Is an ecstasy dream always from God?

Not necessarily. Joy can spring from the deep psyche’s need for balance, from repressed creativity, or even from late-night pizza. Test the aftertaste: God’s ecstasy leaves humility, clarity, and a stronger desire to obey Scripture. Counterfeit versions leave vanity, confusion, and addiction to repetition.

Why do I cry when I wake up?

Tears are the body’s way of metabolizing an voltage the circuits cannot yet hold. The lacrimal glands release water charged with stress hormones, literally crying out excess energy so you can function without mania.

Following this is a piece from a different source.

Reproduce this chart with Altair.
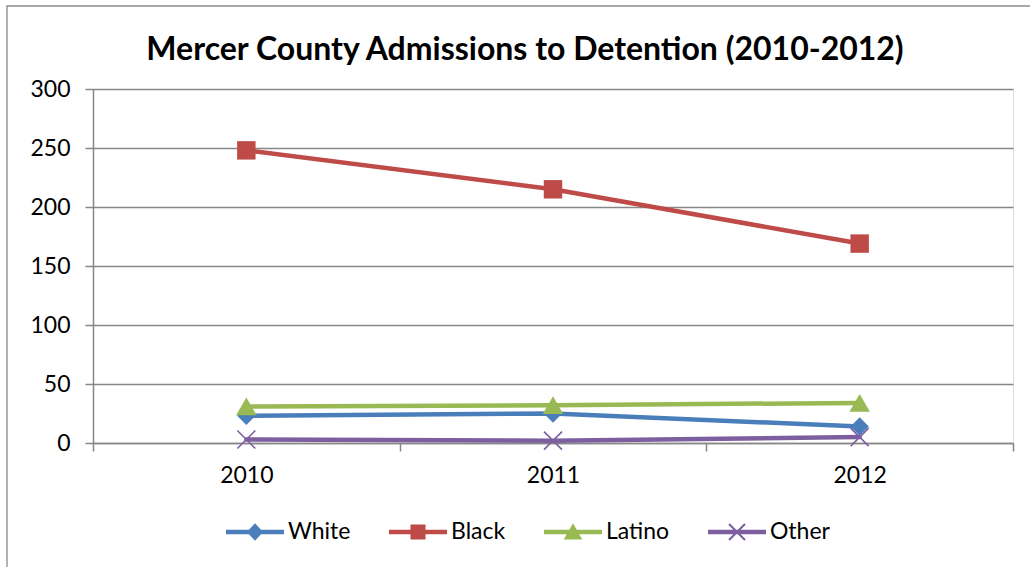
import altair as alt
import pandas as pd

years = ["2010", "2011", "2012"]
series_names = ["White", "Black", "Latino", "Other"]
white = [23, 25, 14]
black = [248, 215, 169]
latino = [31, 32, 34]
other = [3, 2, 5]
colors = ["#4A7EBB", "#BE4B48", "#98B954", "#7D5FA0"]
y_ticks = [0, 50, 100, 150, 200, 250, 300]
title_text = "Mercer County Admissions to Detention (2010-2012)"

values = {"White": white, "Black": black, "Latino": latino, "Other": other}
rows = [{"year": y, "series": s, "value": v}
        for s in series_names for y, v in zip(years, values[s])]
df = pd.DataFrame(rows)

FONT = "Lato"
GRID = "#878787"

marker_shape = {"White": "diamond", "Black": "square", "Latino": "triangle-up",
                "Other": "M-1,-1L1,1M1,-1L-1,1"}
marker_size = {"White": 340, "Black": 340, "Latino": 420, "Other": 324}
marker_filled = {"White": True, "Black": True, "Latino": True, "Other": False}

# legend symbols: line with marker (unit box: 1 = half symbol width)
LINE = "M-1,-0.078H1V0.078H-1Z"
legend_paths = [
    LINE + "M0,-0.3L0.28,0L0,0.3L-0.28,0Z",
    LINE + "M-0.26,-0.26H0.26V0.26H-0.26Z",
    LINE + "M0,-0.3L0.32,0.26L-0.32,0.26Z",
    LINE + "M-0.3,-0.25L-0.25,-0.3L0.3,0.25L0.25,0.3ZM0.25,-0.3L0.3,-0.25L-0.25,0.3L-0.3,0.25Z",
]

x_enc = alt.X(
    "year:N", sort=years,
    scale=alt.Scale(type="band", paddingInner=0, paddingOuter=0),
    axis=alt.Axis(title=None, labelAngle=0, tickBand="extent", tickSize=8,
                  tickColor=GRID, tickWidth=1.5, domainColor=GRID, domainWidth=1.5,
                  labelFont=FONT, labelFontSize=23, labelColor="black",
                  labelPadding=13, grid=False),
)
y_enc = alt.Y(
    "value:Q",
    scale=alt.Scale(domain=[0, 300], nice=False, zero=True),
    axis=alt.Axis(title=None, values=y_ticks, tickSize=8, tickColor=GRID,
                  tickWidth=1.5, domainColor=GRID, domainWidth=1.5,
                  grid=True, gridColor=GRID, gridWidth=1.5,
                  labelFont=FONT, labelFontSize=23, labelColor="black",
                  labelPadding=15),
)

base = alt.Chart(df)

layers = []
for s, c in zip(series_names, colors):
    layers.append(
        base.transform_filter(alt.datum.series == s)
        .mark_line(color=c, strokeWidth=4.5, strokeCap="round", strokeJoin="round")
        .encode(x=x_enc, y=y_enc)
    )
for s, c in zip(series_names, colors):
    if marker_filled[s]:
        mk = alt.MarkDef(type="point", shape=marker_shape[s], size=marker_size[s],
                         filled=True, fill=c, color=c, opacity=1, strokeWidth=0)
    else:
        mk = alt.MarkDef(type="point", shape=marker_shape[s], size=marker_size[s],
                         filled=False, stroke=c, color=c, opacity=1, strokeWidth=1.6)
    layers.append(
        alt.Chart(df, mark=mk).transform_filter(alt.datum.series == s).encode(x=x_enc, y=y_enc)
    )

legend_layer = (
    base.transform_filter(alt.datum.value < 0)
    .mark_point(filled=True, opacity=1)
    .encode(
        x=x_enc, y=y_enc,
        color=alt.Color("series:N", scale=alt.Scale(domain=series_names, range=colors),
                        legend=alt.Legend(
                            title=None, orient="none", legendX=133, legendY=414,
                            direction="horizontal", symbolSize=3364,
                            symbolStrokeWidth=0, symbolOpacity=1,
                            labelFont=FONT, labelFontSize=23, labelColor="black",
                            labelOffset=4, columnPadding=38, padding=0)),
        shape=alt.Shape("series:N", scale=alt.Scale(domain=series_names, range=legend_paths)),
    )
)

frame = alt.Chart(alt.Data(values=[{"a": 1}])).mark_rect(
    fill=None, stroke="#8a8a8a", strokeWidth=1.3
).encode(x=alt.value(-86), x2=alt.value(1300), y=alt.value(-83), y2=alt.value(800))

chart = alt.layer(frame, *layers, legend_layer).properties(
    width=920, height=354,
    title=alt.TitleParams(title_text, font=FONT, fontSize=32, fontWeight="bold",
                          color="black", anchor="middle", dx=-28, dy=87, offset=0,
                          baseline="alphabetic"),
    autosize=alt.AutoSizeParams(type="none"),
    padding={"left": 93, "top": 89, "right": 17, "bottom": 124},
).configure_view(stroke=None).configure(background="white")

chart.save("out.html", embed_options={"renderer": "svg", "actions": False})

Can I make it happen again?

Seeking to manufacture mystical states is like grabbing a river—you end up with muddy hands. Instead, cultivate the conditions: daily silence, Scripture meditation, communal worship, ethical transparency. Ecstasy is wildfire; you can clear the underbrush, but you cannot schedule the lightning.

Summary

An ecstasy dream is a kiss from heaven that burns and blesses in the same breath. Treat it as both treasure and test: let its gold leaf your ordinary hours until the waking world feels as sacred as the dream that announced it.

From the 1901 Archives

"To dream of feeling ecstasy, denotes you will enjoy a visit from a long-absent friend. If you experience ecstasy in disturbing dreams you will be subjected to sorrow and disappointment."